_Data extract_.

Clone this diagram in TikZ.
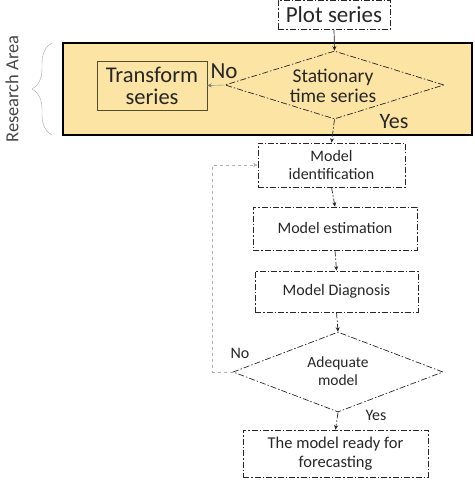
\documentclass[tikz,border=0pt]{standalone}
\usepackage{fontspec}
\setmainfont{Carlito}
\usetikzlibrary{shapes.geometric,arrows.meta,decorations.pathreplacing}
\definecolor{areafill}{HTML}{FCE4A4}
\definecolor{inkgray}{HTML}{262626}
\begin{document}
\begin{tikzpicture}[x=1pt,y=-1pt,
  every node/.style={text=inkgray},
  dashdot/.style={line width=0.7pt,dash pattern=on 6pt off 2pt on 1.5pt off 2pt},
  stepbox/.style={draw=inkgray,dashdot,inner sep=0,align=center,font=\fontsize{16}{19}\selectfont},
  decision/.style={draw=inkgray,dashdot,shape=diamond,inner sep=0},
  flow/.style={draw=inkgray,dashdot,-{Stealth[length=4.5pt,width=4pt]}},
  lbl/.style={inner sep=0,font=\fontsize{16}{19}\selectfont}]
  \useasboundingbox (0,0) rectangle (474,481);

  % Research area (yellow band)
  \node[draw=black,line width=2.5pt,fill=areafill,minimum width=409,minimum height=92,inner sep=0] (area) at (267.5,89) {};
  \draw[gray!70,decorate,decoration={brace,amplitude=20pt}] (52,135) -- (52,43) coordinate (bracetop);
  \node[rotate=90,font=\fontsize{18.5}{21}\selectfont,text=inkgray!85] (research) at (12,89) {Research Area};

  % Top part
  \node[stepbox,font=\fontsize{23}{26}\selectfont,minimum width=112,minimum height=29] (plot) at (334,15) {Plot series};
  \node[draw=black!55!olive,inner sep=0,align=center,minimum width=110,minimum height=49,font=\fontsize{22.5}{25}\selectfont] (trans) at (152,85.5) {Transform\\[-3pt]series};
  \node[decision,minimum width=219,minimum height=68] (stat) at (334.5,85) {};
  \node[align=center,inner sep=0,font=\fontsize{19.5}{22}\selectfont] (stattext) at (333,86) {Stationary\\[-2pt]time series};
  \node[lbl,font=\fontsize{23}{26}\selectfont] (statno) at (224,71) {No};
  \node[lbl,font=\fontsize{22}{25}\selectfont] (statyes) at (394,122) {Yes};

  % Model steps
  \node[stepbox,minimum width=147,minimum height=44] (ident) at (331.5,165) {Model\\[-1pt]identification};
  \node[stepbox,minimum width=164,minimum height=43] (estim) at (335,228.5) {Model estimation};
  \node[stepbox,minimum width=163,minimum height=41] (diag) at (336.5,291.5) {Model Diagnosis};
  \node[decision,minimum width=210,minimum height=80] (adeq) at (338,372) {};
  \node[align=center,inner sep=0,font=\fontsize{15.5}{18.5}\selectfont] (adeqtext) at (338,371) {Adequate\\model};
  \node[lbl] (adeqno) at (240,353) {No};
  \node[lbl] (adeqyes) at (376,415) {Yes};
  \node[stepbox,font=\fontsize{16.5}{19.5}\selectfont,minimum width=185,minimum height=47] (final) at (335.5,453.5) {The model ready for\\forecasting};

  % Connectors
  \draw[-{Stealth[length=4.5pt,width=4pt]},inkgray,line width=0.7pt] (plot.south) -- (stat.north);
  \draw[-{Stealth[length=4.5pt,width=4pt]},gray] (stat.west) -- (trans.east);
  \draw[flow] (stat.south) -- (ident.north);
  \draw[flow] (ident.south) -- (estim.north);
  \draw[flow] (estim.south) -- (diag.north);
  \draw[flow] (diag.south) -- (adeq.north);
  \draw[flow] (adeq.south) -- (final.north);
  % Feedback loop
  \draw[gray!60,dashed,-{Stealth[length=4.5pt,width=4pt]}] (adeq.west) -- ++(-20,0) |- (ident.west);
\end{tikzpicture}
\end{document}
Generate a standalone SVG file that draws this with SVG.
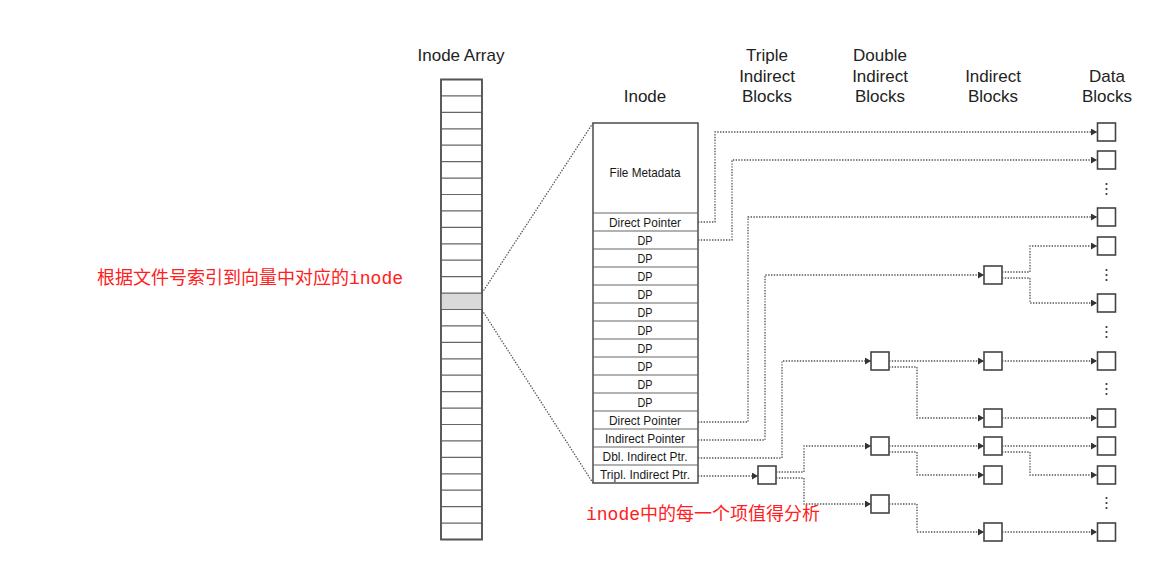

_Job_. Starting at the first line of the records above, set down each line exactly through the one that holds "(research) at (12,89)". Omit pictures.

_Finished task_.
Clone this diagram in TikZ.
\documentclass[tikz,border=0pt]{standalone}
\usepackage{fontspec}
\setmainfont{Carlito}
\usetikzlibrary{shapes.geometric,arrows.meta,decorations.pathreplacing}
\definecolor{areafill}{HTML}{FCE4A4}
\definecolor{inkgray}{HTML}{262626}
\begin{document}
\begin{tikzpicture}[x=1pt,y=-1pt,
  every node/.style={text=inkgray},
  dashdot/.style={line width=0.7pt,dash pattern=on 6pt off 2pt on 1.5pt off 2pt},
  stepbox/.style={draw=inkgray,dashdot,inner sep=0,align=center,font=\fontsize{16}{19}\selectfont},
  decision/.style={draw=inkgray,dashdot,shape=diamond,inner sep=0},
  flow/.style={draw=inkgray,dashdot,-{Stealth[length=4.5pt,width=4pt]}},
  lbl/.style={inner sep=0,font=\fontsize{16}{19}\selectfont}]
  \useasboundingbox (0,0) rectangle (474,481);

  % Research area (yellow band)
  \node[draw=black,line width=2.5pt,fill=areafill,minimum width=409,minimum height=92,inner sep=0] (area) at (267.5,89) {};
  \draw[gray!70,decorate,decoration={brace,amplitude=20pt}] (52,135) -- (52,43) coordinate (bracetop);
  \node[rotate=90,font=\fontsize{18.5}{21}\selectfont,text=inkgray!85] (research) at (12,89) {Research Area};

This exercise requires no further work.